My first impression of OKC was at the airport. I like the OKC airport. It appears to be fairly new, is large, open, airy, and bright. It’s a fair bit larger than my home port of Cedar Rapids, but not immense; twenty-some gates and a three-story parking garage. It was only a short walk through the terminal to the Hertz desk to pick up my key, then a short stroll to the parking structure to my car (a Toyota Corolla, very nice). The Hertz #1 Club Gold, letting me skip the paperwork and head straight to the car, is worth every penny.

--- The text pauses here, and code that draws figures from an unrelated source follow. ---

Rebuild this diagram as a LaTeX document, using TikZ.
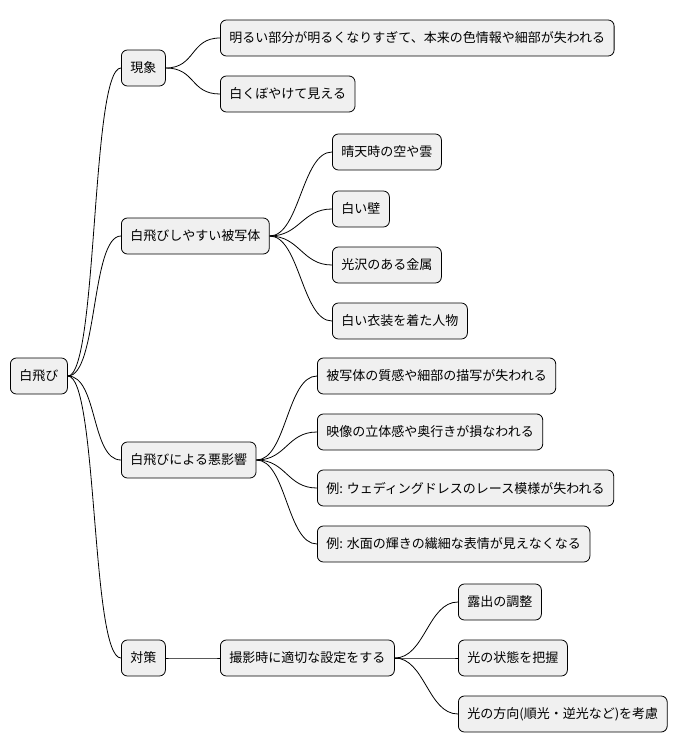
\documentclass[tikz,border=0pt]{standalone}
\usepackage{fontspec}
\newfontfamily\cjk{Noto Sans CJK JP}
\begin{document}
\begin{tikzpicture}[x=1pt,y=-1pt,
    box/.style={draw=black, fill=black!6, rounded corners=6pt, line width=0.8pt,
      minimum height=36pt, inner xsep=9pt, anchor=west,
      font=\cjk\fontsize{13}{16}\selectfont},
    link/.style={line width=0.8pt}]
    \useasboundingbox (0,0) rectangle (695,752);

    % Root and first level
    \node[box] (root) at (10,376) {白飛び};
    \node[box] (gensho) at (121,68) {現象};
    \node[box] (hishatai) at (121,236) {白飛びしやすい被写体};
    \node[box] (eikyo) at (121,460) {白飛びによる悪影響};
    \node[box] (taisaku) at (121,658) {対策};

    % Leaves
    \node[box] (g1) at (220,38) {明るい部分が明るくなりすぎて、本来の色情報や細部が失われる};
    \node[box] (g2) at (220,94) {白くぼやけて見える};

    \node[box] (h1) at (332,152) {晴天時の空や雲};
    \node[box] (h2) at (332,209) {白い壁};
    \node[box] (h3) at (332,265) {光沢のある金属};
    \node[box] (h4) at (332,321) {白い衣装を着た人物};

    \node[box] (e1) at (317,376) {被写体の質感や細部の描写が失われる};
    \node[box] (e2) at (317,432) {映像の立体感や奥行きが損なわれる};
    \node[box] (e3) at (317,488) {例: ウェディングドレスのレース模様が失われる};
    \node[box] (e4) at (317,544) {例: 水面の輝きの繊細な表情が見えなくなる};

    \node[box] (t0) at (220,658) {撮影時に適切な設定をする};
    \node[box] (t1) at (458,602) {露出の調整};
    \node[box] (t2) at (458,658) {光の状態を把握};
    \node[box] (t3) at (458,714) {光の方向(順光・逆光など)を考慮};

    % Connectors
    \foreach \p/\c in {root/gensho, root/hishatai, root/eikyo, root/taisaku,
        gensho/g1, gensho/g2, hishatai/h1, hishatai/h2, hishatai/h3, hishatai/h4,
        eikyo/e1, eikyo/e2, eikyo/e3, eikyo/e4, taisaku/t0, t0/t1, t0/t2, t0/t3}
      \draw[link] (\p.east) .. controls +(30,0) and +(-30,0) .. (\c.west);
\end{tikzpicture}
\end{document}
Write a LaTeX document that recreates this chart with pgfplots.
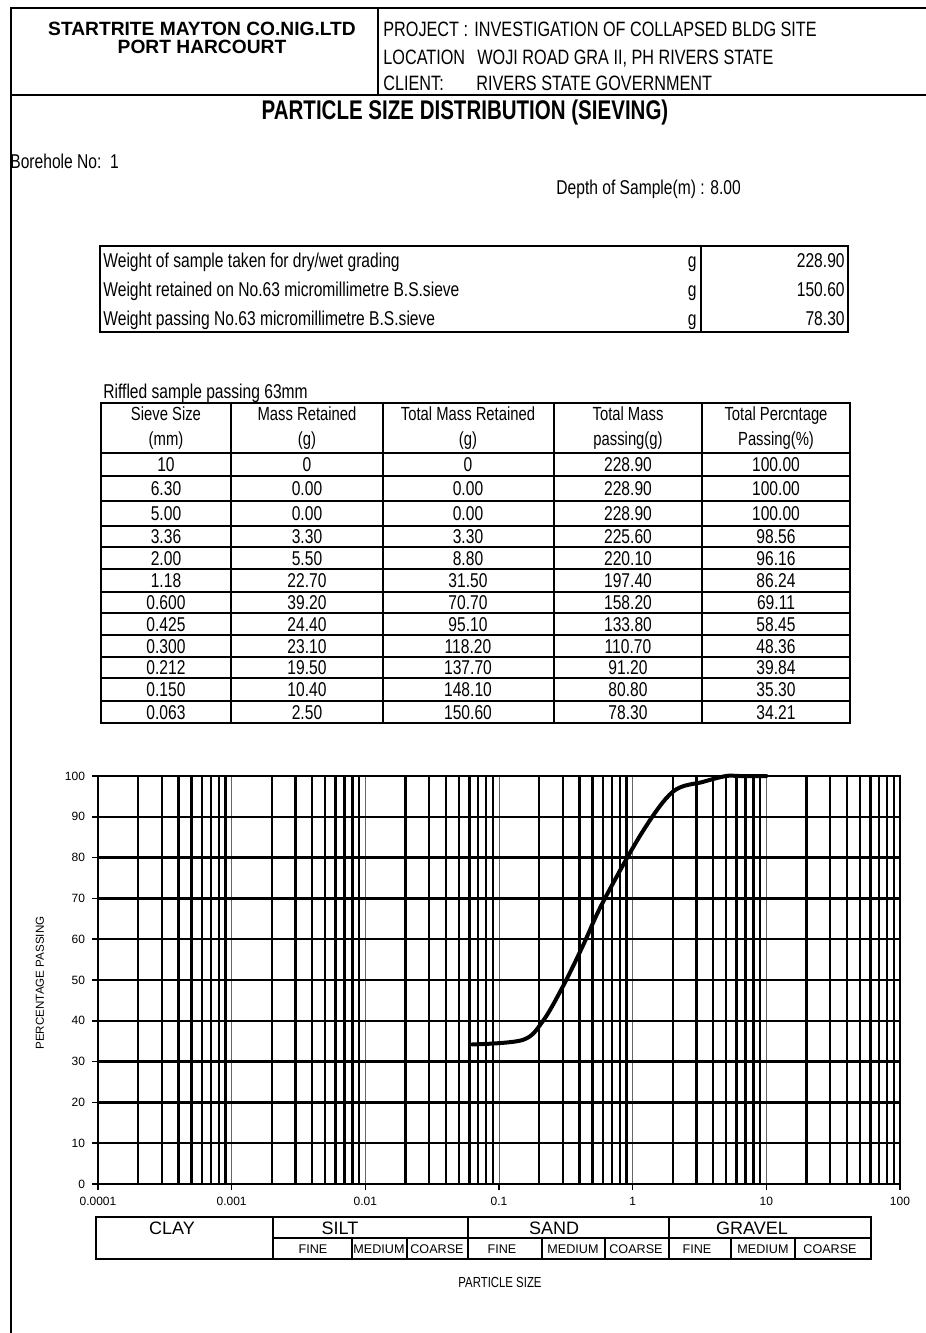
\documentclass[border=0pt]{standalone}
\usepackage{fontspec}
\setmainfont{Liberation Sans}
\newfontfamily\narrow{Liberation Sans}[FakeStretch=0.78]
\newfontfamily\narrowb{Liberation Sans}[FakeStretch=0.76]
\usepackage{pgfplots}
\pgfplotsset{compat=1.18}

% fonts used on the sheet (picture is drawn at 0.5pt per reference pixel)
\newcommand\tbody{\fontsize{10}{11}\selectfont\narrow}
\newcommand\thead{\fontsize{9.5}{10}\selectfont\narrow}

\begin{document}
\begin{tikzpicture}[t/.style={inner sep=0pt,text height=7pt,text depth=0pt}]
\useasboundingbox (0,0) rectangle (463pt,-666.5pt);

\begin{scope}[x=0.5pt,y=-0.5pt]
  % page frame and header
  \draw[line width=1pt] (11,1333) -- (11,8) -- (926,8);
  \draw[line width=1pt] (11,95) -- (926,95);
  \draw[line width=0.8pt] (378,8) -- (378,95);
  \node[t,font=\fontsize{9.6}{10}\selectfont\bfseries] at (202,28) {STARTRITE MAYTON CO.NIG.LTD};
  \node[t,font=\fontsize{9.6}{10}\selectfont\bfseries] at (202,47) {PORT HARCOURT};
  \begin{scope}[every node/.style={t,anchor=west,font=\fontsize{10.4}{11}\selectfont\narrow}]
    \node at (383,29) {PROJECT :};
    \node at (474,29) {INVESTIGATION OF COLLAPSED BLDG SITE};
    \node at (383,57) {LOCATION};
    \node at (477,57) {WOJI ROAD GRA II, PH RIVERS STATE};
    \node at (383,83) {CLIENT:};
    \node at (476,83) {RIVERS STATE GOVERNMENT};
  \end{scope}
  \node[t,text height=9pt,font=\fontsize{13.5}{14}\selectfont\narrowb\bfseries] at (465,110) {PARTICLE SIZE DISTRIBUTION (SIEVING)};

  \node[t,anchor=west,font=\tbody] at (10,161) {Borehole No:\ \ 1};
  \node[t,anchor=west,font=\tbody] at (556,187) {Depth of Sample(m) : 8.00};

  % weights table
  \draw[line width=0.9pt] (100,246) rectangle (848,332);
  \draw[line width=0.9pt] (701,246) -- (701,332);
  \begin{scope}[every node/.style={t,font=\tbody}]
    \node[anchor=west] at (103,260) {Weight of sample taken for dry/wet grading};
    \node[anchor=west] at (103,289) {Weight retained on No.63 micromillimetre B.S.sieve};
    \node[anchor=west] at (103,318) {Weight passing No.63 micromillimetre B.S.sieve};
    \node[anchor=east] at (697,260) {g};
    \node[anchor=east] at (697,289) {g};
    \node[anchor=east] at (697,318) {g};
    \node[anchor=east] at (845,260) {228.90};
    \node[anchor=east] at (845,289) {150.60};
    \node[anchor=east] at (845,318) {78.30};
  \end{scope}

  % sieve table
  \node[t,anchor=west,font=\tbody] at (103,391) {Riffled sample passing 63mm};
  \draw[line width=0.9pt] (101,403) rectangle (850,723);
  \foreach \xx in {231,383,554,702} \draw[line width=0.9pt] (\xx,403) -- (\xx,723);
  \foreach \yy in {453,476,501,526,547,569,592,613,635,657,678,701}
    \draw[line width=0.9pt] (101,\yy) -- (850,\yy);
  \begin{scope}[every node/.style={t,font=\thead}]
    \node at (166,413) {Sieve Size};          \node at (166,438) {(mm)};
    \node at (307,413) {Mass Retained};       \node at (307,438) {(g)};
    \node at (468,413) {Total Mass Retained}; \node at (468,438) {(g)};
    \node at (628,413) {Total Mass};          \node at (628,438) {passing(g)};
    \node at (776,413) {Total Percntage};     \node at (776,438) {Passing(\%)};
  \end{scope}
  \foreach \yy/\a/\b/\c/\d/\e in {
      464.5/10/0/0/228.90/100.00,
      488.5/6.30/0.00/0.00/228.90/100.00,
      513.5/5.00/0.00/0.00/228.90/100.00,
      536.5/3.36/3.30/3.30/225.60/98.56,
      558/2.00/5.50/8.80/220.10/96.16,
      580.5/1.18/22.70/31.50/197.40/86.24,
      602.5/0.600/39.20/70.70/158.20/69.11,
      624/0.425/24.40/95.10/133.80/58.45,
      646/0.300/23.10/118.20/110.70/48.36,
      667.5/0.212/19.50/137.70/91.20/39.84,
      689.5/0.150/10.40/148.10/80.80/35.30,
      712/0.063/2.50/150.60/78.30/34.21}{
    \node[t,font=\tbody] at (166,\yy) {\a};
    \node[t,font=\tbody] at (307,\yy) {\b};
    \node[t,font=\tbody] at (468,\yy) {\c};
    \node[t,font=\tbody] at (628,\yy) {\d};
    \node[t,font=\tbody] at (776,\yy) {\e};
  }

  % axis title and soil classes
  \node[rotate=90,inner sep=0pt,font=\fontsize{5.8}{6}\selectfont] at (40,983) {PERCENTAGE PASSING};
  \draw[line width=0.9pt] (96,1217) rectangle (871,1259);
  \draw[line width=0.9pt] (273,1238) -- (871,1238);
  \foreach \xx in {273,468,669} \draw[line width=0.9pt] (\xx,1217) -- (\xx,1259);
  \foreach \xx in {352,407,542,605,731,795} \draw[line width=0.9pt] (\xx,1238) -- (\xx,1259);
  \begin{scope}[every node/.style={t,text height=6.5pt,font=\fontsize{9}{10}\selectfont}]
    \node at (172,1228) {CLAY};
    \node at (340,1228) {SILT};
    \node at (554,1228) {SAND};
    \node at (752,1228) {GRAVEL};
  \end{scope}
  \begin{scope}[every node/.style={t,text height=4.5pt,font=\fontsize{6.3}{7}\selectfont}]
    \foreach \xx/\tx in {313/FINE,379/MEDIUM,437/COARSE,502/FINE,573/MEDIUM,636/COARSE,697/FINE,763/MEDIUM,830/COARSE}
      \node at (\xx,1249) {\tx};
  \end{scope}
  \node[t,text height=5pt,font=\fontsize{7.3}{8}\selectfont\narrow] at (500,1282) {PARTICLE SIZE};
\end{scope}

\begin{axis}[
  at={(49pt,-592pt)}, anchor=south west,
  scale only axis, width=401pt, height=204pt,
  xmode=log, xmin=1e-4, xmax=100, ymin=0, ymax=100,
  xtick={1e-4,1e-3,1e-2,1e-1,1,10,100},
  xticklabels={0.0001,0.001,0.01,0.1,1,10,100},
  minor xtick={2e-4,3e-4,4e-4,5e-4,6e-4,7e-4,8e-4,9e-4,
               2e-3,3e-3,4e-3,5e-3,6e-3,7e-3,8e-3,9e-3,
               2e-2,3e-2,4e-2,5e-2,6e-2,7e-2,8e-2,9e-2,
               0.2,0.3,0.4,0.5,0.6,0.7,0.8,0.9,
               2,3,4,5,6,7,8,9,
               20,30,40,50,60,70,80,90},
  ytick={0,10,...,100},
  yticklabels={0,10,20,30,40,50,60,70,80,90,100},
  minor ytick={10,20,...,90},
  xmajorgrids, xminorgrids, yminorgrids,
  major grid style={black!60,line width=0.4pt},
  minor grid style={black,line width=1.2pt},
  axis line style={black,line width=1pt},
  tick pos=left, tick align=outside,
  major tick length=3pt, minor tick length=0pt,
  tick style={black,line width=0.8pt},
  ticklabel style={font=\fontsize{6}{7}\selectfont},
  clip=false,
]
\addplot[black, line width=2pt, smooth, tension=0.55, line cap=round] coordinates {
  (0.063,34.21) (0.150,35.30) (0.212,39.84) (0.300,48.36) (0.425,58.45)
  (0.600,69.11) (1.18,86.24) (2.00,96.16) (3.36,98.56) (5.00,100)
  (6.30,100) (10,100)};
\end{axis}
\end{tikzpicture}
\end{document}
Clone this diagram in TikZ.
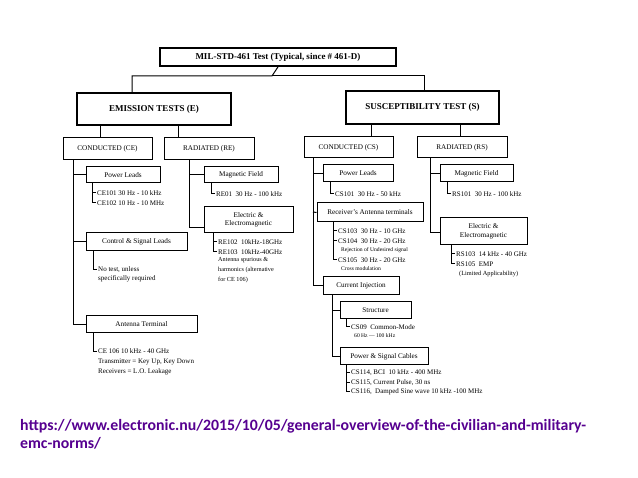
\documentclass[tikz,border=0pt]{standalone}
\usepackage{fontspec}
\setmainfont{Liberation Serif}
\newfontfamily\urlfont{Carlito}
\begin{document}
\begin{tikzpicture}[x=1pt,y=-1pt,
  bx/.style={draw,line width=1pt,inner sep=0pt,font=\fontsize{7.2}{8.5}\selectfont,align=center},
  big/.style={draw,line width=1.7pt,inner sep=0pt,font=\bfseries\fontsize{9}{10}\selectfont},
  tx/.style={anchor=west,inner sep=0pt,font=\fontsize{7}{8}\selectfont},
  sm/.style={anchor=west,inner sep=0pt,font=\fontsize{5.6}{6.5}\selectfont,align=left},
  ln/.style={line width=1pt},
  url/.style={anchor=base west,inner sep=0pt,font=\urlfont\bfseries\fontsize{15.8}{18}\selectfont,text=violet!75!blue!90!black}]
\useasboundingbox (0,0) rectangle (638,478);
% boxes
\node[big,minimum width=236,minimum height=18] (T) at (278,57) {MIL-STD-461 Test (Typical, since \# 461-D)};
\node[big,minimum width=154,minimum height=32] (E) at (154,109) {EMISSION TESTS (E)};
\node[big,minimum width=153,minimum height=33] (S) at (422.5,107.5) {SUSCEPTIBILITY TEST (S)};
\node[bx,minimum width=89,minimum height=22] (CE) at (107.5,149) {CONDUCTED (CE)};
\node[bx,minimum width=90,minimum height=22] (RE) at (209,149) {RADIATED (RE)};
\node[bx,minimum width=89,minimum height=21] (CS) at (348.5,147.5) {CONDUCTED (CS)};
\node[bx,minimum width=90,minimum height=21] (RS) at (462,147.5) {RADIATED (RS)};
% E side
\node[bx,minimum width=74,minimum height=16] (PL) at (123,175) {Power Leads};
\node[bx,minimum width=101,minimum height=18] (CSL) at (136.5,242) {Control \& Signal Leads};
\node[bx,minimum width=111,minimum height=17] (AT) at (141.5,324.5) {Antenna Terminal};
\node[bx,minimum width=74,minimum height=16] (MF) at (241,175) {Magnetic Field};
\node[bx,minimum width=89,minimum height=26] (EE) at (248.5,220) {Electric \&\\Electromagnetic};
% S side
\node[bx,minimum width=70,minimum height=17] (PL2) at (358,173.5) {Power Leads};
\node[bx,minimum width=106,minimum height=19] (RA) at (370,212.5) {Receiver's Antenna terminals};
\node[bx,minimum width=76,minimum height=18] (CI) at (361,286) {Current Injection};
\node[bx,minimum width=71,minimum height=17] (ST) at (375.5,310.5) {Structure};
\node[bx,minimum width=88,minimum height=17] (PSC) at (384,356.5) {Power \& Signal Cables};
\node[bx,minimum width=73,minimum height=17] (MF2) at (476.5,173.5) {Magnetic Field};
\node[bx,minimum width=87,minimum height=27] (EE2) at (483.5,231.5) {Electric \&\\Electromagnetic};
% tree lines top
\draw[ln] (T.south) -- (272,76) -- (132,76) -- (132,93);
\draw[ln] (272,76) -- (424,76) -- (424,91);
\draw[ln] (100,125) -- (100,138);
\draw[ln] (178,125) -- (178,138);
\draw[ln] (371,124) -- (371,137);
\draw[ln] (460,124) -- (460,137);
% CE
\draw[ln] (73,160) -- (73,324.5) -- (AT.west);
\draw[ln] (73,175) -- (PL.west);
\draw[ln] (73,242) -- (CSL.west);
\draw[ln] (92,183) -- (92,203);
\draw[ln] (92,193) -- (96,193); \draw[ln] (92,203) -- (96,203);
\node[tx] (t1) at (97,193) {CE101 30 Hz - 10 kHz};
\node[tx] (t2) at (97,203) {CE102 10 Hz - 10 MHz};
\draw[ln] (93,251) -- (93,270) -- (97,270);
\node[sm,anchor=north west,font=\fontsize{7}{9.8}\selectfont] (t3) at (98,266) {No test, unless\\specifically required};
\draw[ln] (93,333) -- (93,352) -- (97,352);
\node[sm,anchor=north west,font=\fontsize{7}{10}\selectfont] (t4) at (98,348) {CE 106 10 kHz - 40 GHz\\Transmitter = Key Up, Key Down\\Receivers = L.O. Leakage};
% RE
\draw[ln] (189,160) -- (189,228) -- (EE.west|-0,228);
\draw[ln] (189,175) -- (MF.west);
\draw[ln] (211,183) -- (211,194) -- (215,194);
\node[tx] (t5) at (216,194) {RE01\ \ 30 Hz - 100 kHz};
\draw[ln] (213,233) -- (213,252) -- (217,252); \draw[ln] (213,242) -- (217,242);
\node[tx] (t6) at (218,242) {RE102\ \ 10kHz-18GHz};
\node[tx] (t7) at (218,252) {RE103\ \ 10kHz-40GHz};
\node[sm,anchor=north west,font=\fontsize{6.2}{10}\selectfont] (t8) at (218,257) {Antenna spurious \&\\harmonics (alternative\\for CE 106)};
% CS
\draw[ln] (313,158) -- (313,286) -- (CI.west);
\draw[ln] (313,173.5) -- (PL2.west);
\draw[ln] (313,212) -- (RA.west);
\draw[ln] (330,182) -- (330,194) -- (334,194);
\node[tx] (t9) at (335,194) {CS101\ \ 30 Hz - 50 kHz};
\draw[ln] (333,222) -- (333,260) -- (337,260); \draw[ln] (333,231) -- (337,231); \draw[ln] (333,241) -- (337,241);
\node[tx] (t10) at (338,231) {CS103\ \ 30 Hz - 10 GHz};
\node[tx] (t11) at (338,241) {CS104\ \ 30 Hz - 20 GHz};
\node[sm] (t12) at (341,250) {Rejection of Undesired signal};
\node[tx] (t13) at (338,260) {CS105\ \ 30 Hz - 20 GHz};
\node[sm] (t14) at (341,269) {Cross modulation};
\draw[ln] (332,295) -- (332,356.5) -- (PSC.west);
\draw[ln] (332,310.5) -- (ST.west);
\draw[ln] (346,319) -- (346,327) -- (350,327);
\node[tx] (t15) at (351,327) {CS09\ \ Common-Mode};
\node[sm] (t16) at (354,336) {60 Hz --- 100 kHz};
\draw[ln] (346,365) -- (346,392) -- (350,392); \draw[ln] (346,373) -- (350,373); \draw[ln] (346,383) -- (350,383);
\node[tx] (t17) at (351,373) {CS114, BCI\ \ 10 kHz - 400 MHz};
\node[tx] (t18) at (351,383) {CS115, Current Pulse, 30 ns};
\node[tx] (t19) at (351,392) {CS116,\ \ Damped Sine wave 10 kHz -100 MHz};
% RS
\draw[ln] (430,158) -- (430,233) -- (EE2.west|-0,233);
\draw[ln] (430,173.5) -- (MF2.west);
\draw[ln] (447,182) -- (447,194) -- (451,194);
\node[tx] (t20) at (452,194) {RS101\ \ 30 Hz - 100 kHz};
\draw[ln] (451,245) -- (451,264) -- (455,264); \draw[ln] (451,254) -- (455,254);
\node[tx] (t21) at (456,254) {RS103\ \ 14 kHz - 40 GHz};
\node[tx] (t22) at (456,264) {RS105\ \ EMP};
\node[sm,font=\fontsize{6.3}{7}\selectfont] (t23) at (459,274) {(Limited Applicability)};
% URL
\node[url] (url1) at (20,431) {https://www.electronic.nu/2015/10/05/general-overview-of-the-civilian-and-military-};
\node[url] (url2) at (20,449) {emc-norms/};
\end{tikzpicture}
\end{document}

Shortly after leaving the airport, I ran into the seemingly inevitable road construction. In this case, the construction is on Meridian Ave, the main drag that heads north out of the airport and up to I-44 and my hotel. This trimmed a four-lane highway down to two rather narrow lanes, and made the waits at traffic lights frustratingly long. Still, the trusty Never-Lost GPS system in the car got me within visual distance of the hotel before announcing “You have arrived.”, and I could handle it from there.

My next impression of OKC came from the hotel that the Federal Aviation Administration selected for our training this week: the Clarion Meridian Hotel and Convention Center. The hotel seems to be a microcosm of the city as a whole, trying to move forward from the dusty, tired, and worn trappings of the old oil and ranch business into the technology of the twenty-first century. The hotel dates to probably the 1970’s. It was originally all exterior-entry rooms, but some time later in an attempt to upgrade an additional hallway was built outside the room doors, allowing for climate-controlled access to the hotel lobby from the rooms. The room itself has had fresh paint and sports two 25-inch televisions with local cable, but it’s still obviously a remodel and the layout just isn’t quite right.

Driving through the city the past couple of nights I have seen the same contrasts; on one side, dusty, dated businesses feeling like the older southwest of the 70’s and 80’s; on the other side, a trendy, new city whose Dell Computer campus gives you another reason to compare it to Austin, TX. My restaurant choices thus far have been limited to the “new” side of things; I ate at a “grill and brewhouse” on the north side of town tonight that was very tasty. I might still be tempted to try an older steakhouse tomorrow night… I guess I’ll see what sounds good when my class has wrapped up.

The instructor at our class today told us he’s lived in Oklahoma for most of his life. He described OKC as “a great place to live, and an OK place to visit.” Now, when the Oklahoma tourism folks originally created the “Oklahoma is OK” slogan, I’m guessing they weren’t intending the suggestion of mediocrity that our instructor gave us, but after being here two days I’m thinking he’s closer to the truth. In many ways, the situation that OKC finds itself in reminds me of my home state of Iowa; a good, solid midwestern state, a good place to raise a family, a place struggling to find its way beyond its agricultural roots into technological opportunities. Not a super-exciting place to visit, but that’s OK. It’s a lot less hassle than the more exotic destinations, too. For this traveler, this week, Oklahoma is, indeed, OK.


  1. Mike Escutia Mike Escutia

    Wait… was it the room the class was in that had the two TVs or the room you stayed in?

  2. The room I’m staying in. I guess it’s officially a “suite”, two rooms with a door between them. Two TVs. The room the training was in is just a basic convention center room.

  3. Mike Escutia Mike Escutia

    So you have two TVs to yourself? Not bad for the company dime. 😉

    Oh, and what year is the Corolla? I drive a ’00 Corolla and was hoping for one when I flew down to NC for a friend’s wedding back in August, but Enterprise gave me something sportier. Maybe I should’ve gone with Hertz.